Marchés publics réservés : est-il possible de déroger aux obligations légales de reprise des personnels ?

Constat :

Afin de favoriser l’inclusion sociale et l’accès à l’emploi des travailleurs handicapés ou défavorisés, les acheteurs publics peuvent avoir recours à la réservation, prévue aux articles L.2113-12 à 14 du code de la commande publique (CCP).

Dans le cas où le marché fait l’objet d’une reprise de l’activité par un nouveau prestataire, celui-ci peut être concerné par une obligation de reprise du personnel, découlant soit de l’application de l’article L.1224-1 du code du travail, soit des dispositions de certaines conventions collectives, qui prévoient des conditions de garantie de l’emploi et de continuité du contrat de travail du personnel en cas de changement de prestataire.

Or, comment appréhender ces obligations et assurer le respect des grands principes de la commande publique ? Dans quels cas la réglementation permet une dérogation à ses obligations de reprise du personnel, et plus spécifiquement, pour un marché public réservé ?

 

 

 

 

 

Réponse :

Lorsque les dispositions des conventions collectives le prévoient, ou que l’article L.1224-1 du code du travail trouve à s’appliquer, la continuité des contrats de travail des salariés affectés au marché faisant l’objet d’un changement de prestataire doit être garantie.

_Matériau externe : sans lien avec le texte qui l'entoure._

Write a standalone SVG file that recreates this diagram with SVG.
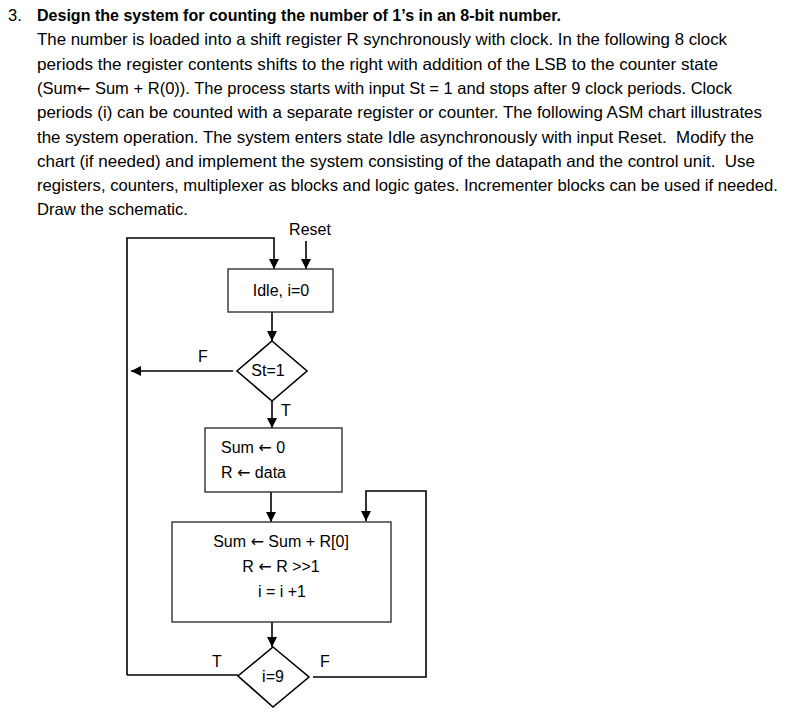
<svg xmlns="http://www.w3.org/2000/svg" width="795" height="727" viewBox="0 0 795 727">
<style>
.p{font-family:"Liberation Sans",Arial,sans-serif;font-size:16.5px;fill:#000}
.b{font-weight:bold}
.t{font-family:"Liberation Sans",Arial,sans-serif;font-size:16px;fill:#000}
.ar{font-family:"DejaVu Sans",sans-serif}
.box{fill:#fff;stroke:#333;stroke-width:1.4}
.dia{fill:#fff;stroke:#000;stroke-width:1.6}
.ln{fill:none;stroke:#000;stroke-width:1.6}
</style>
<defs>
<marker id="ah" viewBox="0 0 10 10" refX="10" refY="5" markerWidth="10" markerHeight="10" markerUnits="userSpaceOnUse" orient="auto">
<path d="M0,0 L10,5 L0,10 Z" fill="#000"/>
</marker>
</defs>
<rect width="795" height="727" fill="#fff"/>
<g id="question">
<text class="p" x="8" y="21">3.</text>
<text class="p b" x="37" y="21" textLength="524" lengthAdjust="spacingAndGlyphs">Design the system for counting the number of 1’s in an 8-bit number.</text>
<text class="p" x="37" y="45" textLength="690" lengthAdjust="spacingAndGlyphs">The number is loaded into a shift register R synchronously with clock. In the following 8 clock</text>
<text class="p" x="37" y="69.5" textLength="681" lengthAdjust="spacingAndGlyphs">periods the register contents shifts to the right with addition of the LSB to the counter state</text>
<text class="p" x="37" y="94" textLength="695" lengthAdjust="spacingAndGlyphs">(Sum<tspan class="ar">←</tspan> Sum + R(0)). The process starts with input St = 1 and stops after 9 clock periods. Clock</text>
<text class="p" x="37" y="118" textLength="725" lengthAdjust="spacingAndGlyphs">periods (i) can be counted with a separate register or counter. The following ASM chart illustrates</text>
<text class="p" x="37" y="142.5" textLength="717" lengthAdjust="spacingAndGlyphs" xml:space="preserve">the system operation. The system enters state Idle asynchronously with input Reset.  Modify the</text>
<text class="p" x="37" y="167" textLength="718" lengthAdjust="spacingAndGlyphs" xml:space="preserve">chart (if needed) and implement the system consisting of the datapath and the control unit.  Use</text>
<text class="p" x="37" y="191" textLength="741" lengthAdjust="spacingAndGlyphs">registers, counters, multiplexer as blocks and logic gates. Incrementer blocks can be used if needed.</text>
<text class="p" x="37" y="215" textLength="151" lengthAdjust="spacingAndGlyphs">Draw the schematic.</text>
</g>
<g id="connectors">
<path class="ln" d="M306,241 V269" marker-end="url(#ah)"/>
<path class="ln" d="M127,675 V238 H274 V269" marker-end="url(#ah)"/>
<path class="ln" d="M272,312 V341" marker-end="url(#ah)"/>
<path class="ln" d="M233,371 H131" marker-end="url(#ah)"/>
<path class="ln" d="M272,401 V428" marker-end="url(#ah)"/>
<path class="ln" d="M271,492 V522" marker-end="url(#ah)"/>
<path class="ln" d="M272,622 V647" marker-end="url(#ah)"/>
<path class="ln" d="M238,675 H127"/>
<path class="ln" d="M313,677 H426 V491 H366 V521" marker-end="url(#ah)"/>
<text class="t" x="203" y="362" text-anchor="middle">F</text>
<text class="t" x="286" y="416" text-anchor="middle">T</text>
<text class="t" x="217" y="667" text-anchor="middle">T</text>
<text class="t" x="325" y="667" text-anchor="middle">F</text>
<text class="t" x="310" y="235" text-anchor="middle">Reset</text>
</g>
<g id="idle">
<rect class="box" x="228" y="269" width="105" height="43"/>
<text class="t" x="281" y="296" text-anchor="middle">Idle, i=0</text>
</g>
<g id="st">
<path class="dia" d="M272,341 L307,371 L272,401 L237,371 Z"/>
<text class="t" x="268" y="376" text-anchor="middle">St=1</text>
</g>
<g id="init">
<rect class="box" x="205" y="428" width="137" height="64"/>
<text class="t" x="221" y="453">Sum <tspan class="ar">←</tspan> 0</text>
<text class="t" x="221" y="478">R <tspan class="ar">←</tspan> data</text>
</g>
<g id="shift">
<rect class="box" x="172" y="522" width="219" height="100"/>
<text class="t" x="281" y="547" text-anchor="middle">Sum <tspan class="ar">←</tspan> Sum + R[0]</text>
<text class="t" x="281" y="572" text-anchor="middle">R <tspan class="ar">←</tspan> R &gt;&gt;1</text>
<text class="t" x="282" y="597" text-anchor="middle">i = i +1</text>
</g>
<g id="i9">
<path class="dia" d="M273,647 L309,677 L273,707 L238,676 Z"/>
<text class="t" x="273" y="682" text-anchor="middle">i=9</text>
</g>
</svg>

Le pouvoir adjudicateur est alors tenu de communiquer aux candidats le coût de la masse salariale (CE, 19 juin 2011, n°340773) et ce, quand bien même certains candidats ne seraient pas soumis à cette obligation de reprise.

 

Cependant, eu égard à l’activité des entreprises, de type « inclusives », celles-ci peuvent faire l’objet d’une dérogation (1). Par ailleurs, l’obligation de reprise du personnel ne s’appliquera pas, en cas de modification des prestations du marché, réservée ou non, dans son objet ou son lieu d’exécution ou en cas de perte d’identité économique (2).

 

1- Dérogation au cas par cas pour les entreprises dites « inclusives »

La passation d’un marché avec un mécanisme de réservation, tel que prévu par les dispositions des articles L.2113-12 à 14 du CCP, ne permet pas de s’affranchir des règles prévues par les conventions collectives ou celles issues du code du travail. La dérogation à la reprise du personnel s’appuiera donc sur le statut juridique de l’entreprise.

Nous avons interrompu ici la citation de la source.